***** SOURCE EXCERPT *****
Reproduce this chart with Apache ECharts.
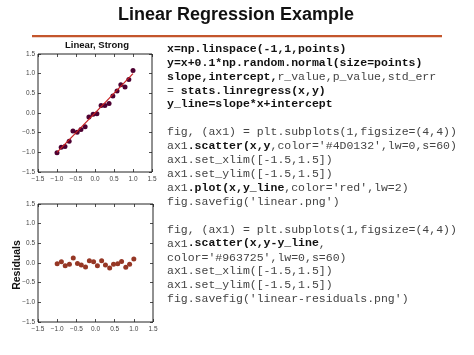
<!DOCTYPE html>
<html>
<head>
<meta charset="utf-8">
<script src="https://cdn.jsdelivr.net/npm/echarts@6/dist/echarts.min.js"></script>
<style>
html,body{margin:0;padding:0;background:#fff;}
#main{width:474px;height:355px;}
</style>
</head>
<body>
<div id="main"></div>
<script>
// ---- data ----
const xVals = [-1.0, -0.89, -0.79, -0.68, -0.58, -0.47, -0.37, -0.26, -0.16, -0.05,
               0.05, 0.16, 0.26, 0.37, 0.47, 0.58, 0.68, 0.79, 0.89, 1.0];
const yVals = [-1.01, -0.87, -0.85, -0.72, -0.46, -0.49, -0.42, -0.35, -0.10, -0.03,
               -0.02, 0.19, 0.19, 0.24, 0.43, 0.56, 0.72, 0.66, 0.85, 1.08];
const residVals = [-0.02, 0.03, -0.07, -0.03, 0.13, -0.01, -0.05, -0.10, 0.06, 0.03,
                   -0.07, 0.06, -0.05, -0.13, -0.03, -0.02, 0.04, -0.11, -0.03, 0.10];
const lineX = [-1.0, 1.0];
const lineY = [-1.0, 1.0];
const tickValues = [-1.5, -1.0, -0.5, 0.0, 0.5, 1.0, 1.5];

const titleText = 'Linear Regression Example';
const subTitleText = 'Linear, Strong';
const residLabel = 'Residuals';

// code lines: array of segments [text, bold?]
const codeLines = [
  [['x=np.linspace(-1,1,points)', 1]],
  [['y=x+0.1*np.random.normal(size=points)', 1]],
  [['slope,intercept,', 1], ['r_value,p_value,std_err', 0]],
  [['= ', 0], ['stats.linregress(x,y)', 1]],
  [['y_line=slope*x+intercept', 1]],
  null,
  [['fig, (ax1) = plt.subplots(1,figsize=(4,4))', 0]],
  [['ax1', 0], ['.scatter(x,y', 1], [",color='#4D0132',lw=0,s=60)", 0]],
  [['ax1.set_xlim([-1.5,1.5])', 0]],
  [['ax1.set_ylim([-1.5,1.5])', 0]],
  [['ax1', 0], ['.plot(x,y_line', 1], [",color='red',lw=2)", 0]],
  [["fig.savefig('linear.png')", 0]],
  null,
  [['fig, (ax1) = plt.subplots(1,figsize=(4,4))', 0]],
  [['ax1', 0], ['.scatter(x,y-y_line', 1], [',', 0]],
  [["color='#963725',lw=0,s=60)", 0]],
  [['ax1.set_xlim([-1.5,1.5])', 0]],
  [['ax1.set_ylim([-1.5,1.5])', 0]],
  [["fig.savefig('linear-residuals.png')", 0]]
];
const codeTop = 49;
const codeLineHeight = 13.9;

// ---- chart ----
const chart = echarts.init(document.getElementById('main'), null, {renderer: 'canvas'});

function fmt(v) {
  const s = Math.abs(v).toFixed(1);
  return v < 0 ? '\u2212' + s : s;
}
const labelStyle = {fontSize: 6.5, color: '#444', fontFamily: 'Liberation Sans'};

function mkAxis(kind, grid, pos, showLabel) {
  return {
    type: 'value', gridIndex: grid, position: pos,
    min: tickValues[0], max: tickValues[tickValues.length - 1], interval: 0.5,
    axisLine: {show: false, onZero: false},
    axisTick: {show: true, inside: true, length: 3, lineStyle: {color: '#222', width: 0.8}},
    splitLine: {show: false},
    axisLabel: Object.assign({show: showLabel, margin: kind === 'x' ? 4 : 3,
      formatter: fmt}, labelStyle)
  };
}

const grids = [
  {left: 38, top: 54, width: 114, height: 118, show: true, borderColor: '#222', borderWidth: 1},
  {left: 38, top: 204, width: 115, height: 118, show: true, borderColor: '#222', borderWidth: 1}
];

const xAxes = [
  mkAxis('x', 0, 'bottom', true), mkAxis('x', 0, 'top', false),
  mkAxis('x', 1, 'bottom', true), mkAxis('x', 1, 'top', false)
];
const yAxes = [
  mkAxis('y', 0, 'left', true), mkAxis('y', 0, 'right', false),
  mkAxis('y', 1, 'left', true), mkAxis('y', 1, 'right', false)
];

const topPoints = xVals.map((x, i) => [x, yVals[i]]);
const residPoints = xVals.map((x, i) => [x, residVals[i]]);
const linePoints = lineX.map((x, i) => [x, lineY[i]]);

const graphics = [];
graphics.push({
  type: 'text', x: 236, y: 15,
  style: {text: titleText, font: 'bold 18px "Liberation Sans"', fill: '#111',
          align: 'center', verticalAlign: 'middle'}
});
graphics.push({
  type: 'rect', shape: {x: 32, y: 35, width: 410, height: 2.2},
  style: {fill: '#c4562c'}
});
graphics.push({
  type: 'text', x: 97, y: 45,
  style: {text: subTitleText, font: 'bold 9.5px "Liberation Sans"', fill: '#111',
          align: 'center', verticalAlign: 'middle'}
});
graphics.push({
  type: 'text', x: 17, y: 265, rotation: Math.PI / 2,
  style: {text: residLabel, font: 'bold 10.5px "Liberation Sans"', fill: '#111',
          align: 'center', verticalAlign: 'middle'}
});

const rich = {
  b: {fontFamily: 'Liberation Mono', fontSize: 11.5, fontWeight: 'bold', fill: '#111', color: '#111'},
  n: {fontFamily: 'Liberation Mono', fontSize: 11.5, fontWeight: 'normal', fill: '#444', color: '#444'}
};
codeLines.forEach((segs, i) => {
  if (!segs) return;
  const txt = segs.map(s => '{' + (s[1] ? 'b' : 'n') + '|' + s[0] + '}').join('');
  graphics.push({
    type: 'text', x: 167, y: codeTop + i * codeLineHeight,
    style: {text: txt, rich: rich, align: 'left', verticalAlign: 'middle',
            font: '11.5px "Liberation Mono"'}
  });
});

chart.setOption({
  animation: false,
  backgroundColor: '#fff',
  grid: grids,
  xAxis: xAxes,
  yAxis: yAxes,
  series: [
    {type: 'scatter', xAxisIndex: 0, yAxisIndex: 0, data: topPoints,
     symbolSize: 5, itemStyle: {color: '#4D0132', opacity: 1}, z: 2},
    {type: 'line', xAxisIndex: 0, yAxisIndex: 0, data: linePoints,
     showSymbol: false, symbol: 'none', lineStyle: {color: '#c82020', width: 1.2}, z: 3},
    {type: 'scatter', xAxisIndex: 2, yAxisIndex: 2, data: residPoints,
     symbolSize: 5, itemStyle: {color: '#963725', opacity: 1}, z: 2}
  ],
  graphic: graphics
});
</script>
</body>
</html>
*****
#### WHAT YOU SHOULD DO
Output the data above without changes, apart from leaving out the pictures.

#### THE RESPONSE
Reproduce this chart with Apache ECharts.
<!DOCTYPE html>
<html>
<head>
<meta charset="utf-8">
<script src="https://cdn.jsdelivr.net/npm/echarts@6/dist/echarts.min.js"></script>
<style>
html,body{margin:0;padding:0;background:#fff;}
#main{width:474px;height:355px;}
</style>
</head>
<body>
<div id="main"></div>
<script>
// ---- data ----
const xVals = [-1.0, -0.89, -0.79, -0.68, -0.58, -0.47, -0.37, -0.26, -0.16, -0.05,
               0.05, 0.16, 0.26, 0.37, 0.47, 0.58, 0.68, 0.79, 0.89, 1.0];
const yVals = [-1.01, -0.87, -0.85, -0.72, -0.46, -0.49, -0.42, -0.35, -0.10, -0.03,
               -0.02, 0.19, 0.19, 0.24, 0.43, 0.56, 0.72, 0.66, 0.85, 1.08];
const residVals = [-0.02, 0.03, -0.07, -0.03, 0.13, -0.01, -0.05, -0.10, 0.06, 0.03,
                   -0.07, 0.06, -0.05, -0.13, -0.03, -0.02, 0.04, -0.11, -0.03, 0.10];
const lineX = [-1.0, 1.0];
const lineY = [-1.0, 1.0];
const tickValues = [-1.5, -1.0, -0.5, 0.0, 0.5, 1.0, 1.5];

const titleText = 'Linear Regression Example';
const subTitleText = 'Linear, Strong';
const residLabel = 'Residuals';

// code lines: array of segments [text, bold?]
const codeLines = [
  [['x=np.linspace(-1,1,points)', 1]],
  [['y=x+0.1*np.random.normal(size=points)', 1]],
  [['slope,intercept,', 1], ['r_value,p_value,std_err', 0]],
  [['= ', 0], ['stats.linregress(x,y)', 1]],
  [['y_line=slope*x+intercept', 1]],
  null,
  [['fig, (ax1) = plt.subplots(1,figsize=(4,4))', 0]],
  [['ax1', 0], ['.scatter(x,y', 1], [",color='#4D0132',lw=0,s=60)", 0]],
  [['ax1.set_xlim([-1.5,1.5])', 0]],
  [['ax1.set_ylim([-1.5,1.5])', 0]],
  [['ax1', 0], ['.plot(x,y_line', 1], [",color='red',lw=2)", 0]],
  [["fig.savefig('linear.png')", 0]],
  null,
  [['fig, (ax1) = plt.subplots(1,figsize=(4,4))', 0]],
  [['ax1', 0], ['.scatter(x,y-y_line', 1], [',', 0]],
  [["color='#963725',lw=0,s=60)", 0]],
  [['ax1.set_xlim([-1.5,1.5])', 0]],
  [['ax1.set_ylim([-1.5,1.5])', 0]],
  [["fig.savefig('linear-residuals.png')", 0]]
];
const codeTop = 49;
const codeLineHeight = 13.9;

// ---- chart ----
const chart = echarts.init(document.getElementById('main'), null, {renderer: 'canvas'});

function fmt(v) {
  const s = Math.abs(v).toFixed(1);
  return v < 0 ? '\u2212' + s : s;
}
const labelStyle = {fontSize: 6.5, color: '#444', fontFamily: 'Liberation Sans'};

function mkAxis(kind, grid, pos, showLabel) {
  return {
    type: 'value', gridIndex: grid, position: pos,
    min: tickValues[0], max: tickValues[tickValues.length - 1], interval: 0.5,
    axisLine: {show: false, onZero: false},
    axisTick: {show: true, inside: true, length: 3, lineStyle: {color: '#222', width: 0.8}},
    splitLine: {show: false},
    axisLabel: Object.assign({show: showLabel, margin: kind === 'x' ? 4 : 3,
      formatter: fmt}, labelStyle)
  };
}

const grids = [
  {left: 38, top: 54, width: 114, height: 118, show: true, borderColor: '#222', borderWidth: 1},
  {left: 38, top: 204, width: 115, height: 118, show: true, borderColor: '#222', borderWidth: 1}
];

const xAxes = [
  mkAxis('x', 0, 'bottom', true), mkAxis('x', 0, 'top', false),
  mkAxis('x', 1, 'bottom', true), mkAxis('x', 1, 'top', false)
];
const yAxes = [
  mkAxis('y', 0, 'left', true), mkAxis('y', 0, 'right', false),
  mkAxis('y', 1, 'left', true), mkAxis('y', 1, 'right', false)
];

const topPoints = xVals.map((x, i) => [x, yVals[i]]);
const residPoints = xVals.map((x, i) => [x, residVals[i]]);
const linePoints = lineX.map((x, i) => [x, lineY[i]]);

const graphics = [];
graphics.push({
  type: 'text', x: 236, y: 15,
  style: {text: titleText, font: 'bold 18px "Liberation Sans"', fill: '#111',
          align: 'center', verticalAlign: 'middle'}
});
graphics.push({
  type: 'rect', shape: {x: 32, y: 35, width: 410, height: 2.2},
  style: {fill: '#c4562c'}
});
graphics.push({
  type: 'text', x: 97, y: 45,
  style: {text: subTitleText, font: 'bold 9.5px "Liberation Sans"', fill: '#111',
          align: 'center', verticalAlign: 'middle'}
});
graphics.push({
  type: 'text', x: 17, y: 265, rotation: Math.PI / 2,
  style: {text: residLabel, font: 'bold 10.5px "Liberation Sans"', fill: '#111',
          align: 'center', verticalAlign: 'middle'}
});

const rich = {
  b: {fontFamily: 'Liberation Mono', fontSize: 11.5, fontWeight: 'bold', fill: '#111', color: '#111'},
  n: {fontFamily: 'Liberation Mono', fontSize: 11.5, fontWeight: 'normal', fill: '#444', color: '#444'}
};
codeLines.forEach((segs, i) => {
  if (!segs) return;
  const txt = segs.map(s => '{' + (s[1] ? 'b' : 'n') + '|' + s[0] + '}').join('');
  graphics.push({
    type: 'text', x: 167, y: codeTop + i * codeLineHeight,
    style: {text: txt, rich: rich, align: 'left', verticalAlign: 'middle',
            font: '11.5px "Liberation Mono"'}
  });
});

chart.setOption({
  animation: false,
  backgroundColor: '#fff',
  grid: grids,
  xAxis: xAxes,
  yAxis: yAxes,
  series: [
    {type: 'scatter', xAxisIndex: 0, yAxisIndex: 0, data: topPoints,
     symbolSize: 5, itemStyle: {color: '#4D0132', opacity: 1}, z: 2},
    {type: 'line', xAxisIndex: 0, yAxisIndex: 0, data: linePoints,
     showSymbol: false, symbol: 'none', lineStyle: {color: '#c82020', width: 1.2}, z: 3},
    {type: 'scatter', xAxisIndex: 2, yAxisIndex: 2, data: residPoints,
     symbolSize: 5, itemStyle: {color: '#963725', opacity: 1}, z: 2}
  ],
  graphic: graphics
});
</script>
</body>
</html>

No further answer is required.